__TO BE DONE__: Restate the data word for word and leave the images out.
* begin MATERIAL *
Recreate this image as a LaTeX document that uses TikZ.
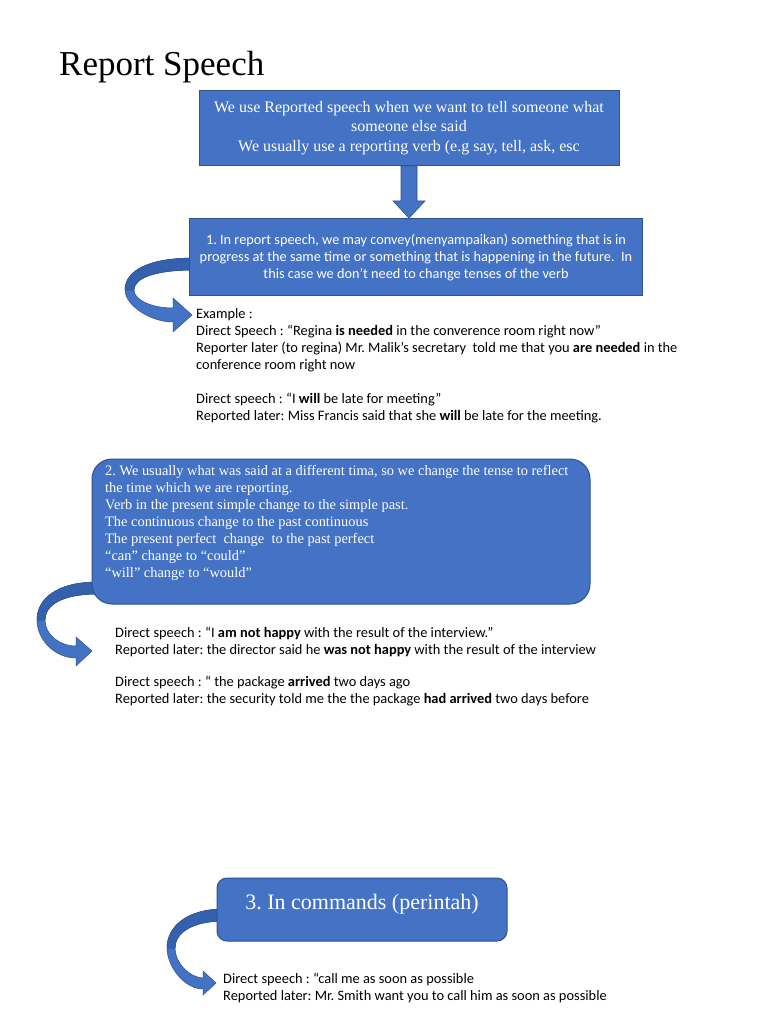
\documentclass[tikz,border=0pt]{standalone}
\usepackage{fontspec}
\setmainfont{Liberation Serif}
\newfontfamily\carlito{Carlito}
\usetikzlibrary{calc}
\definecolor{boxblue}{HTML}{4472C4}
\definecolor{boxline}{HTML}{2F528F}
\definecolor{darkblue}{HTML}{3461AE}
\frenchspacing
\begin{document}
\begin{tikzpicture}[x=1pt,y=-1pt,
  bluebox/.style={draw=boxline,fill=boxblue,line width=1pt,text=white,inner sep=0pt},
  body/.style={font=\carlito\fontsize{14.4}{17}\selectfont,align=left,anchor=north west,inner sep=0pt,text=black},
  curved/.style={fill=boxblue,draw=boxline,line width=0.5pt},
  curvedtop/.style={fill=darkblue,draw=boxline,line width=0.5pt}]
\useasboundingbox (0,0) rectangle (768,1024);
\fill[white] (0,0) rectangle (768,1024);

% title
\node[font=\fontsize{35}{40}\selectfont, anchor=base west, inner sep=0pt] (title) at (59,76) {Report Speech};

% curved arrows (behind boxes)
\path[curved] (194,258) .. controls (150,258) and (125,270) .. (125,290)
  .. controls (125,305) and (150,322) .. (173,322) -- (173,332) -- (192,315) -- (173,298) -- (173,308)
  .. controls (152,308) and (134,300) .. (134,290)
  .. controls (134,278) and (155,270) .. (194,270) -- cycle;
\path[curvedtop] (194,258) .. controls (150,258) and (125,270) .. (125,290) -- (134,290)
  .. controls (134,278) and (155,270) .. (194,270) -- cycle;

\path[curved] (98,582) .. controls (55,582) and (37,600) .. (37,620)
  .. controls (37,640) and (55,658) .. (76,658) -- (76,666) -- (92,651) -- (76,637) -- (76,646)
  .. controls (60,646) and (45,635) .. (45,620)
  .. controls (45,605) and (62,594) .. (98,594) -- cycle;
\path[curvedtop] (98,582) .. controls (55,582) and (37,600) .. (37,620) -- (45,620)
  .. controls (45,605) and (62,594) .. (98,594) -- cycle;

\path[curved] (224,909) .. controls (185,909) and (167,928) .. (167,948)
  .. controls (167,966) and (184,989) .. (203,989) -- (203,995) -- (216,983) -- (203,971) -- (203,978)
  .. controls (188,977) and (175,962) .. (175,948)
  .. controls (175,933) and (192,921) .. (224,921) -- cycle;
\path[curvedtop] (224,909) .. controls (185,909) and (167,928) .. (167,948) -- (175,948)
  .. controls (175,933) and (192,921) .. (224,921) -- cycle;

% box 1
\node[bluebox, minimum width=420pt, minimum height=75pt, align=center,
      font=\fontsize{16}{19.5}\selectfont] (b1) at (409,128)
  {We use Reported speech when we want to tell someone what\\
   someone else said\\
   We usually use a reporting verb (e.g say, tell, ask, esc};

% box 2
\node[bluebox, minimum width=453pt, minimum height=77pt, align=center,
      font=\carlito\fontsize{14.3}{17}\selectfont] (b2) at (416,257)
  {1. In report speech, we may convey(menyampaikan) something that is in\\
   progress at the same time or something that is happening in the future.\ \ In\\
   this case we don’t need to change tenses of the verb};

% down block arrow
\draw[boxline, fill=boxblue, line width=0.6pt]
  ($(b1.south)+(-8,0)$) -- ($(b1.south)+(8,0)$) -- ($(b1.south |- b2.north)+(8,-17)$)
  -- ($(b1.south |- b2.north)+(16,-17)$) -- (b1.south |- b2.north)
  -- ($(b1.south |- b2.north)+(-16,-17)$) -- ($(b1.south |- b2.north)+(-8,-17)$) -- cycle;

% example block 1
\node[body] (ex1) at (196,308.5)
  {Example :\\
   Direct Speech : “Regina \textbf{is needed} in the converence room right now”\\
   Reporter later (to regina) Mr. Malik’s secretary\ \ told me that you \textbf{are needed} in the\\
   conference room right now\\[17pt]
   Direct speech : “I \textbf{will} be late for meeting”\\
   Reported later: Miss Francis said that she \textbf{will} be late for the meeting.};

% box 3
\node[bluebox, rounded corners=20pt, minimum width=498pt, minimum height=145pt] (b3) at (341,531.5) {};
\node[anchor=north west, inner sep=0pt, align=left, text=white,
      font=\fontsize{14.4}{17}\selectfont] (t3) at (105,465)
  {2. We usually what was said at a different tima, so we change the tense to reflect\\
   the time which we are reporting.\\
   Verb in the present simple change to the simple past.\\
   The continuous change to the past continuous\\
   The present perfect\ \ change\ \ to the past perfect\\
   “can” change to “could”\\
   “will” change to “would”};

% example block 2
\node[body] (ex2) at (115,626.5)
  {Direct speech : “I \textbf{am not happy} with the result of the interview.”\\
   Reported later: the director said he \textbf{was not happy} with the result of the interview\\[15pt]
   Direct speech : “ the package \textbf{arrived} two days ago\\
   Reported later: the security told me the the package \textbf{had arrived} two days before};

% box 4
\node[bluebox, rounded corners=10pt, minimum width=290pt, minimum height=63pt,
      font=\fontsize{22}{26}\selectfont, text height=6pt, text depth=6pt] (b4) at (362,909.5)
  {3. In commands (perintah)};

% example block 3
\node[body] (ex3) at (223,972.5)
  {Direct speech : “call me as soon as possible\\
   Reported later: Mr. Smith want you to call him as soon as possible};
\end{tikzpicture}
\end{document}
* end MATERIAL *
__EXPECTED ANSWER__:
Recreate this image as a LaTeX document that uses TikZ.
\documentclass[tikz,border=0pt]{standalone}
\usepackage{fontspec}
\setmainfont{Liberation Serif}
\newfontfamily\carlito{Carlito}
\usetikzlibrary{calc}
\definecolor{boxblue}{HTML}{4472C4}
\definecolor{boxline}{HTML}{2F528F}
\definecolor{darkblue}{HTML}{3461AE}
\frenchspacing
\begin{document}
\begin{tikzpicture}[x=1pt,y=-1pt,
  bluebox/.style={draw=boxline,fill=boxblue,line width=1pt,text=white,inner sep=0pt},
  body/.style={font=\carlito\fontsize{14.4}{17}\selectfont,align=left,anchor=north west,inner sep=0pt,text=black},
  curved/.style={fill=boxblue,draw=boxline,line width=0.5pt},
  curvedtop/.style={fill=darkblue,draw=boxline,line width=0.5pt}]
\useasboundingbox (0,0) rectangle (768,1024);
\fill[white] (0,0) rectangle (768,1024);

% title
\node[font=\fontsize{35}{40}\selectfont, anchor=base west, inner sep=0pt] (title) at (59,76) {Report Speech};

% curved arrows (behind boxes)
\path[curved] (194,258) .. controls (150,258) and (125,270) .. (125,290)
  .. controls (125,305) and (150,322) .. (173,322) -- (173,332) -- (192,315) -- (173,298) -- (173,308)
  .. controls (152,308) and (134,300) .. (134,290)
  .. controls (134,278) and (155,270) .. (194,270) -- cycle;
\path[curvedtop] (194,258) .. controls (150,258) and (125,270) .. (125,290) -- (134,290)
  .. controls (134,278) and (155,270) .. (194,270) -- cycle;

\path[curved] (98,582) .. controls (55,582) and (37,600) .. (37,620)
  .. controls (37,640) and (55,658) .. (76,658) -- (76,666) -- (92,651) -- (76,637) -- (76,646)
  .. controls (60,646) and (45,635) .. (45,620)
  .. controls (45,605) and (62,594) .. (98,594) -- cycle;
\path[curvedtop] (98,582) .. controls (55,582) and (37,600) .. (37,620) -- (45,620)
  .. controls (45,605) and (62,594) .. (98,594) -- cycle;

\path[curved] (224,909) .. controls (185,909) and (167,928) .. (167,948)
  .. controls (167,966) and (184,989) .. (203,989) -- (203,995) -- (216,983) -- (203,971) -- (203,978)
  .. controls (188,977) and (175,962) .. (175,948)
  .. controls (175,933) and (192,921) .. (224,921) -- cycle;
\path[curvedtop] (224,909) .. controls (185,909) and (167,928) .. (167,948) -- (175,948)
  .. controls (175,933) and (192,921) .. (224,921) -- cycle;

% box 1
\node[bluebox, minimum width=420pt, minimum height=75pt, align=center,
      font=\fontsize{16}{19.5}\selectfont] (b1) at (409,128)
  {We use Reported speech when we want to tell someone what\\
   someone else said\\
   We usually use a reporting verb (e.g say, tell, ask, esc};

% box 2
\node[bluebox, minimum width=453pt, minimum height=77pt, align=center,
      font=\carlito\fontsize{14.3}{17}\selectfont] (b2) at (416,257)
  {1. In report speech, we may convey(menyampaikan) something that is in\\
   progress at the same time or something that is happening in the future.\ \ In\\
   this case we don’t need to change tenses of the verb};

% down block arrow
\draw[boxline, fill=boxblue, line width=0.6pt]
  ($(b1.south)+(-8,0)$) -- ($(b1.south)+(8,0)$) -- ($(b1.south |- b2.north)+(8,-17)$)
  -- ($(b1.south |- b2.north)+(16,-17)$) -- (b1.south |- b2.north)
  -- ($(b1.south |- b2.north)+(-16,-17)$) -- ($(b1.south |- b2.north)+(-8,-17)$) -- cycle;

% example block 1
\node[body] (ex1) at (196,308.5)
  {Example :\\
   Direct Speech : “Regina \textbf{is needed} in the converence room right now”\\
   Reporter later (to regina) Mr. Malik’s secretary\ \ told me that you \textbf{are needed} in the\\
   conference room right now\\[17pt]
   Direct speech : “I \textbf{will} be late for meeting”\\
   Reported later: Miss Francis said that she \textbf{will} be late for the meeting.};

% box 3
\node[bluebox, rounded corners=20pt, minimum width=498pt, minimum height=145pt] (b3) at (341,531.5) {};
\node[anchor=north west, inner sep=0pt, align=left, text=white,
      font=\fontsize{14.4}{17}\selectfont] (t3) at (105,465)
  {2. We usually what was said at a different tima, so we change the tense to reflect\\
   the time which we are reporting.\\
   Verb in the present simple change to the simple past.\\
   The continuous change to the past continuous\\
   The present perfect\ \ change\ \ to the past perfect\\
   “can” change to “could”\\
   “will” change to “would”};

% example block 2
\node[body] (ex2) at (115,626.5)
  {Direct speech : “I \textbf{am not happy} with the result of the interview.”\\
   Reported later: the director said he \textbf{was not happy} with the result of the interview\\[15pt]
   Direct speech : “ the package \textbf{arrived} two days ago\\
   Reported later: the security told me the the package \textbf{had arrived} two days before};

% box 4
\node[bluebox, rounded corners=10pt, minimum width=290pt, minimum height=63pt,
      font=\fontsize{22}{26}\selectfont, text height=6pt, text depth=6pt] (b4) at (362,909.5)
  {3. In commands (perintah)};

% example block 3
\node[body] (ex3) at (223,972.5)
  {Direct speech : “call me as soon as possible\\
   Reported later: Mr. Smith want you to call him as soon as possible};
\end{tikzpicture}
\end{document}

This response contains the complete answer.